There were a few good points in the article, but I get annoyed with titles like "We're Ruining Our Kids With Minecraft" - it's pandering and sensationalism.  Out of all the various 'screen time' diversions, Minecraft is the least likely to ruin our children.  He makes the point that kids need:  "kind of play that has … no defined script, and no end goal other than inventing worlds and coming up with ideas."  That's exactly what Minecraft is.  Especially when you add in the ability to make mods to the game, too.  And to say that it becomes just 'labor' is missing the point that even if your kids are out in the woods building a fort or digging in the sand, at some point it's just 'labor' too.  To dogmatically eschew any form of entertainment that can't be found in the woods is to miss out on a lot of things that can be beneficial with some balance.

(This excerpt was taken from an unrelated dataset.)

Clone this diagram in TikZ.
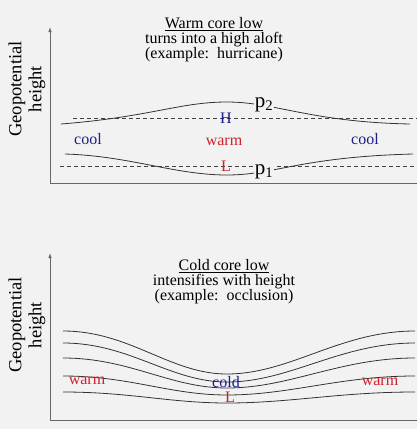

I do like the author's points about parents not structuring children's play.  Already discussed that above.  It's not really unstructured play if parents are telling the kids what to do, you know?

I also agree with the idea that you can't really expect kids to engage in the kind of free play we value if they have unlimited access to electronics.    I know if I let my kids, they'd play video games all day.  But I also don't see any point in placing rules on how they engage in free play, either.  My kids have created some epic imaginary worlds in our backyard, digging canals (which later became rivers with the help of the hose), using branches and leaves to make houses, and populating it with all manner of plastic figures.  All because I was too busy reading my book or chatting with a friend to push them on the swings.

Ah well.  I'm grateful for the opportunity to stretch and grow, to learn to become more flexible and accepting, to lean into discomfort.. in addition to all the actual fun parts of this group!